• **Written request**: How many lines of the material below contain the string "that"? Answer with the number and nothing else.

-- begin Available data --

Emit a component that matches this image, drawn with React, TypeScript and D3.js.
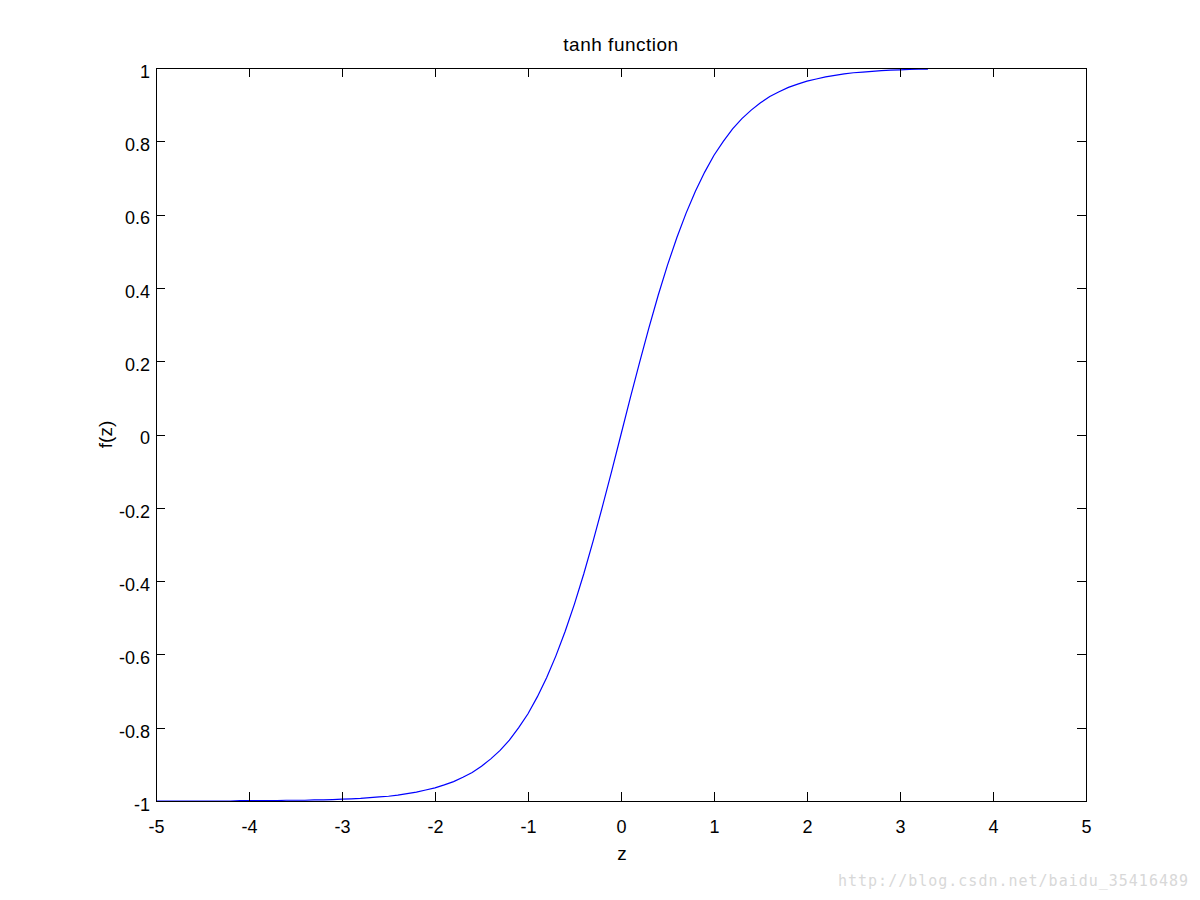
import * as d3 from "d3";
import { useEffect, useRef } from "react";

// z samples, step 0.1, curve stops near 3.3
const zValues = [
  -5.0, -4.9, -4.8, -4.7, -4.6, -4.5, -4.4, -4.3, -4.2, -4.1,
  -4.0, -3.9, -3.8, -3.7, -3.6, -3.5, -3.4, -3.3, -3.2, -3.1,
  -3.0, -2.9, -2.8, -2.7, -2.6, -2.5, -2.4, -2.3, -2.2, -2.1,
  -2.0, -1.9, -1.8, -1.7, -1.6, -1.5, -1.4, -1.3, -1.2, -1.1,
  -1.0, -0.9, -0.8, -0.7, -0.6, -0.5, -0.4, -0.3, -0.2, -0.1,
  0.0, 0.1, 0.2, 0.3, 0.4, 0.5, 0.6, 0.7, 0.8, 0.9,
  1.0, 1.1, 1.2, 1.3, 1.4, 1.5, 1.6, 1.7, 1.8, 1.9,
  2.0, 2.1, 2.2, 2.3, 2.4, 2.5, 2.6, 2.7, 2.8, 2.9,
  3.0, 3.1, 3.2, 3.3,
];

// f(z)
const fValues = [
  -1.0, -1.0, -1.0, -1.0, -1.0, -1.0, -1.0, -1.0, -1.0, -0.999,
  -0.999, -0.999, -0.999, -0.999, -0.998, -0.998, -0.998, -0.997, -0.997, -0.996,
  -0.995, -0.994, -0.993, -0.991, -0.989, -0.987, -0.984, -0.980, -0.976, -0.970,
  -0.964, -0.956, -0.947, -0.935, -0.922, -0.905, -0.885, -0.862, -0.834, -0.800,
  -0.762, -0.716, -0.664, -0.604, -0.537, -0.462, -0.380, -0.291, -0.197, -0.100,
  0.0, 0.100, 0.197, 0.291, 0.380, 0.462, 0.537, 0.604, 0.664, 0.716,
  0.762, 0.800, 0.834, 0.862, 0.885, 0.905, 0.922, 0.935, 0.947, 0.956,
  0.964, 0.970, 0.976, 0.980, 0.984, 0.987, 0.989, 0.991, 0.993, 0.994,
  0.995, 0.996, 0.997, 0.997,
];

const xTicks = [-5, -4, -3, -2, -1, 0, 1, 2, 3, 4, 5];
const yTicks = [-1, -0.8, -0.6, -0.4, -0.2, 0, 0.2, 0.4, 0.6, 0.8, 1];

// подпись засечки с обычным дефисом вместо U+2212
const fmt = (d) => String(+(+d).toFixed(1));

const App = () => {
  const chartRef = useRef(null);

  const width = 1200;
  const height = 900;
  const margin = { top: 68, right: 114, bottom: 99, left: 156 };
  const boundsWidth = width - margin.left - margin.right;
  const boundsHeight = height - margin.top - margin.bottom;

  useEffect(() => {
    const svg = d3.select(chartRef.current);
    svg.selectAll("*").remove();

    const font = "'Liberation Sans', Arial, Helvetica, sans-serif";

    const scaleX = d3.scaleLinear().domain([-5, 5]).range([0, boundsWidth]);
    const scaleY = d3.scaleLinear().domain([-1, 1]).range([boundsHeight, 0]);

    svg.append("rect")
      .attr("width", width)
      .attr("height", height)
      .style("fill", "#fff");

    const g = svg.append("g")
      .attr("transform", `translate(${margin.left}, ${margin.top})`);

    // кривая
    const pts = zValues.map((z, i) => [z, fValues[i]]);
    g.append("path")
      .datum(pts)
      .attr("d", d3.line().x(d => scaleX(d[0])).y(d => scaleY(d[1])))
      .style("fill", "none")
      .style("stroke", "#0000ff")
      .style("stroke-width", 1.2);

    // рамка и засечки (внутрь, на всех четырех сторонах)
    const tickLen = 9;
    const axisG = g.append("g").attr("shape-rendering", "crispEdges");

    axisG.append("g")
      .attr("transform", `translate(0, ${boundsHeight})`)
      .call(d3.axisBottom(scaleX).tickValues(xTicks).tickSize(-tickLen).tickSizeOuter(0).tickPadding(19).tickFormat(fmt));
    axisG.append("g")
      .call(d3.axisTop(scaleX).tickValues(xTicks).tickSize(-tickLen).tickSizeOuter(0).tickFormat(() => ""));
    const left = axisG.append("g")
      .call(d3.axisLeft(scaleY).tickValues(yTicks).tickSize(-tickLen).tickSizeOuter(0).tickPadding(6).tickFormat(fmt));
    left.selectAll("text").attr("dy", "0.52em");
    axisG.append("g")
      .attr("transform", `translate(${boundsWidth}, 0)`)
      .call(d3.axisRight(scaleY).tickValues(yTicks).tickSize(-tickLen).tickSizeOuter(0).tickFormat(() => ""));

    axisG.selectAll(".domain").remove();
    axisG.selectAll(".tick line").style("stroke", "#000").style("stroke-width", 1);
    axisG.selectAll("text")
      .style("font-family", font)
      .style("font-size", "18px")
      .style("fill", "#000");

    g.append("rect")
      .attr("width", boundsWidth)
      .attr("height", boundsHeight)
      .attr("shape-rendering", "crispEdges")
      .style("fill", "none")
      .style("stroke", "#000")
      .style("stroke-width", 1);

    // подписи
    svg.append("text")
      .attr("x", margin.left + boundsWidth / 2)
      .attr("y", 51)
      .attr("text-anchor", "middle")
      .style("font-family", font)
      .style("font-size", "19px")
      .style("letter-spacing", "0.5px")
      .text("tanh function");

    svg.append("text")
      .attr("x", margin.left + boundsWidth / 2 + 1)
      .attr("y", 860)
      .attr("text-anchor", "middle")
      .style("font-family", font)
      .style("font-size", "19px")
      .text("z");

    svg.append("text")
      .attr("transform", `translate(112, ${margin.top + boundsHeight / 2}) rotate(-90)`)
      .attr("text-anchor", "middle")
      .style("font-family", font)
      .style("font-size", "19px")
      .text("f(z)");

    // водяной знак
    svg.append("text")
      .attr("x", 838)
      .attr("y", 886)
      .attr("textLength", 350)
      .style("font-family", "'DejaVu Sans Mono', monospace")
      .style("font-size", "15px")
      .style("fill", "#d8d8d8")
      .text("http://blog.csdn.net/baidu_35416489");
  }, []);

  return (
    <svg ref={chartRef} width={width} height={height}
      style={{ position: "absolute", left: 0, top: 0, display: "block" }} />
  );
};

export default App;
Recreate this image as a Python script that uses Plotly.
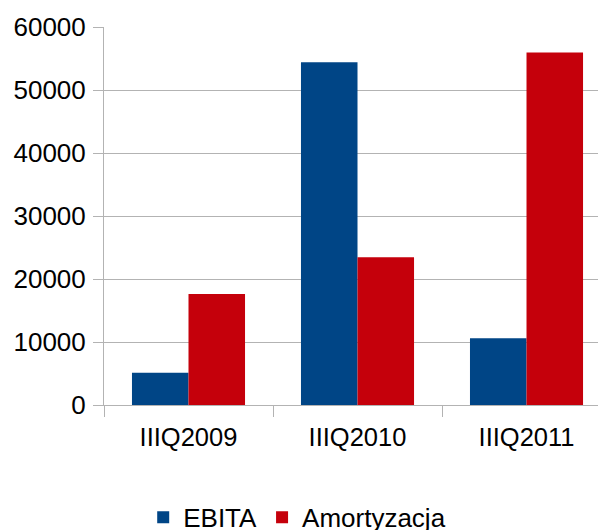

-- end Available data --

• **Written response**: 2